Fourth. It is further urged that the. court had no right to make the nunc' pro tunc order, and hear evidence authorizing it, without notice having first been given. The court might, having the jurisdiction both of defendants and the subject matter, have entered the judgment on the first day of the October term. And so it might have entered the judgment at the December term, in spite of the rule setting that term apart for criminal business, though such a judgment would doubtless have been set aside upon the defendant’s showing that, through surprise or for other reasons, it had operated to his prejudice. It might also have ordered immediate execution. This being so, it is difficult to see wherein appellant was prejudiced by the order entering the judgment as of the October term, especially as it is not pretended that he had any defense to the merits, and the fact of its rendition is shown by an entry in a record recognized by the statute (Ky. St., sec. 378), as part of the records of the court. The rule of court relied on was adopted by the court for 'the guidance of the clerk and as notice to litigants and counsel of what the court intended to do. If the court had power to make it, it had power to rescind it, and by entering the order did rescind it, if such entry was in violation of the terms of the *692rule, or must be supposed to have acted on an emergency within the terms of the rule.

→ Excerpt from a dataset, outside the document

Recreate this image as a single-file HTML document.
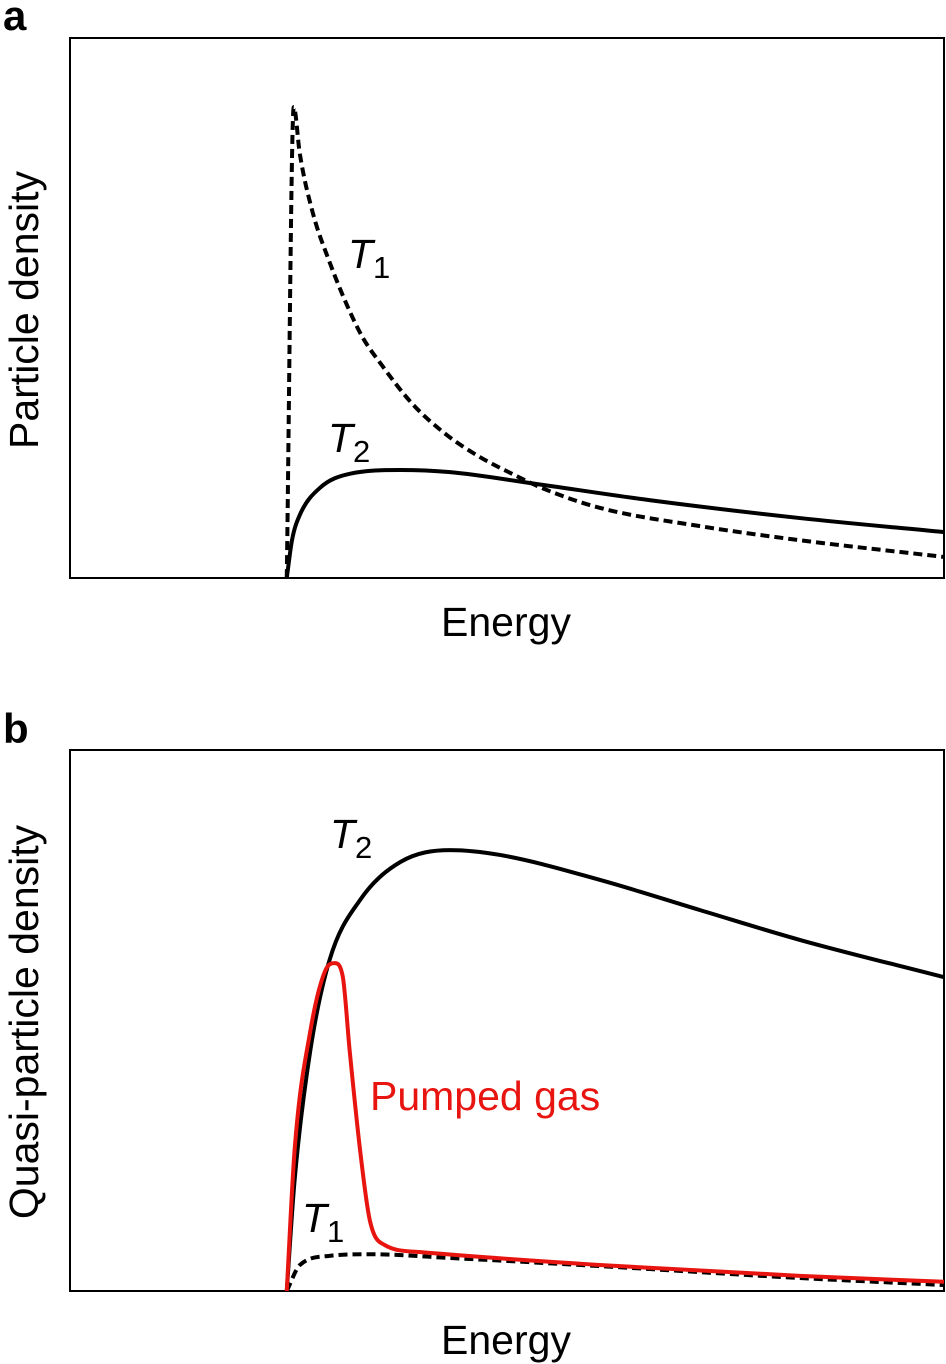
<!DOCTYPE html>
<html><head><meta charset="utf-8"><style>
body{margin:0;background:#fff}
svg{display:block;font-family:"Liberation Sans",sans-serif}
</style></head><body>
<svg width="946" height="1364" viewBox="0 0 946 1364">
<g id="root"></g>
</svg>
<script>
const aT1x=[24.8,25.6,26.3,27.8,29.7,31.7,33.5,35.5,39.2,43.1,46.9,50.7,54.1,60.6,72.1,83.5,100];
const aT1y=[0,87.2,78.5,67.5,58.5,50.5,44.5,39.8,32.2,26.5,22.4,19.2,16.6,13.0,9.6,7.0,3.9];
const aT2x=[24.8,25.4,26.3,28.6,32.0,37.8,43.5,52.6,66.4,83.5,100];
const aT2y=[0,7.0,11.7,16.7,19.3,20.0,19.6,17.6,14.4,11.1,8.5];
const bT2x=[24.8,25.7,27.5,29.7,33.2,37.8,43.5,49.2,60.6,72.1,83.5,100];
const bT2y=[0,20.5,44.5,61.2,72.3,79.3,81.5,80.6,76.0,70.4,64.9,58.0];
const bRedx=[24.8,25.7,27.5,29.2,30.3,31.2,32.0,33.2,34.3,36.0,40.0,60.6,83.5,100];
const bRedy=[0,26.1,48.1,59.2,60.6,58.2,44.4,25.9,13.1,8.5,7.2,4.8,2.8,1.7];
const bT1x=[24.8,26.3,29.7,34.3,43.5,60.6,83.5,100];
const bT1y=[0,4.8,6.5,6.8,6.1,4.6,2.4,1.1];
const NS='http://www.w3.org/2000/svg';
const root=document.getElementById('root');
function mk(t,a,p){const e=document.createElementNS(NS,t);for(const k in a)e.setAttribute(k,a[k]);(p||root).appendChild(e);return e;}
function panel(top,bot){return {x:v=>70+v*8.74,y:v=>bot-v*(bot-top)/100};}
function path(xs,ys,P){
  const X=xs.map(P.x),Y=ys.map(P.y),n=X.length;
  const d=[],m=new Array(n);
  for(let i=0;i<n-1;i++)d.push((Y[i+1]-Y[i])/(X[i+1]-X[i]));
  m[0]=d[0];m[n-1]=d[n-2];
  for(let i=1;i<n-1;i++){m[i]=(d[i-1]*d[i]<=0)?0:(d[i-1]+d[i])/2;}
  for(let i=0;i<n-1;i++){if(d[i]===0){m[i]=0;m[i+1]=0;continue;}
    const a=m[i]/d[i],b=m[i+1]/d[i],s=a*a+b*b;if(s>9){const t=3/Math.sqrt(s);m[i]=t*a*d[i];m[i+1]=t*b*d[i];}}
  let p='M'+X[0]+','+Y[0];
  for(let i=0;i<n-1;i++){const h=(X[i+1]-X[i])/3;
    p+=' C'+(X[i]+h)+','+(Y[i]+m[i]*h)+' '+(X[i+1]-h)+','+(Y[i+1]-m[i+1]*h)+' '+X[i+1]+','+Y[i+1];}
  return p;}
const A=panel(38,578),B=panel(750,1291);
function frame(top,bot,name){const r=mk('rect',{x:70,y:top,width:874,height:bot-top,fill:'none',stroke:'#000','stroke-width':2});}
frame(38,578,'panel-a-frame');frame(750,1291,'panel-b-frame');
function line(xs,ys,P,col,dash,name){const e=mk('path',{d:path(xs,ys,P),fill:'none',stroke:col,'stroke-width':4,'stroke-linejoin':'round'});if(dash)e.setAttribute('stroke-dasharray','9 5');
}
line(aT2x,aT2y,A,'#000',false,'a-t2-curve');
line(aT1x,aT1y,A,'#000',true,'a-t1-curve');
line(bT2x,bT2y,B,'#000',false,'b-t2-curve');
line(bT1x,bT1y,B,'#000',true,'b-t1-curve');
line(bRedx,bRedy,B,'#e8140f',false,'b-pumped-curve');
function txt(x,y,s,attrs,name){const e=mk('text',Object.assign({x:x,y:y,'font-size':41},attrs||{}));e.innerHTML=s;return e;}
txt(3,30,'a',{'font-weight':'bold','font-size':42},'panel-a-label');
txt(3,743,'b',{'font-weight':'bold','font-size':42},'panel-b-label');
txt(506,636,'Energy',{'text-anchor':'middle'},'a-x-axis-title');
txt(506,1354,'Energy',{'text-anchor':'middle'},'b-x-axis-title');
txt(0,0,'Particle density',{'text-anchor':'middle',transform:'translate(38,310) rotate(-90)'},'a-y-axis-title');
txt(0,0,'Quasi-particle density',{'text-anchor':'middle',transform:'translate(38,1022) rotate(-90)'},'b-y-axis-title');
function tl(x,y,sub,name){txt(x,y,'<tspan font-style="italic">T</tspan><tspan dy="10" font-size="31">'+sub+'</tspan>',{},name);}
tl(348,268,'1','a-t1-label');tl(328,452,'2','a-t2-label');tl(330,848,'2','b-t2-label');tl(302,1232,'1','b-t1-label');
txt(370,1110,'Pumped gas',{fill:'#e8140f'},'b-pumped-label');
</script>
</body></html>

It is claimed that this was the correction of a clerical misprision, and under section 519 of the Code, must be done upon notice to the adverse party. Section 517 of the Code provides that certain enumerated things shall be' deemed clerical misprisions, and there are others. It is conceded that the omission of a part of a judgment in entering it — the failure to allow interest or credits admitted, the allowance of too much interest, etc. — comes under this head; but we do not think the failure to enter a judgment directed by the court comes under this head, or requires notice to be given of a motion for its entry.

■Wherefore, the judgment is affirmed.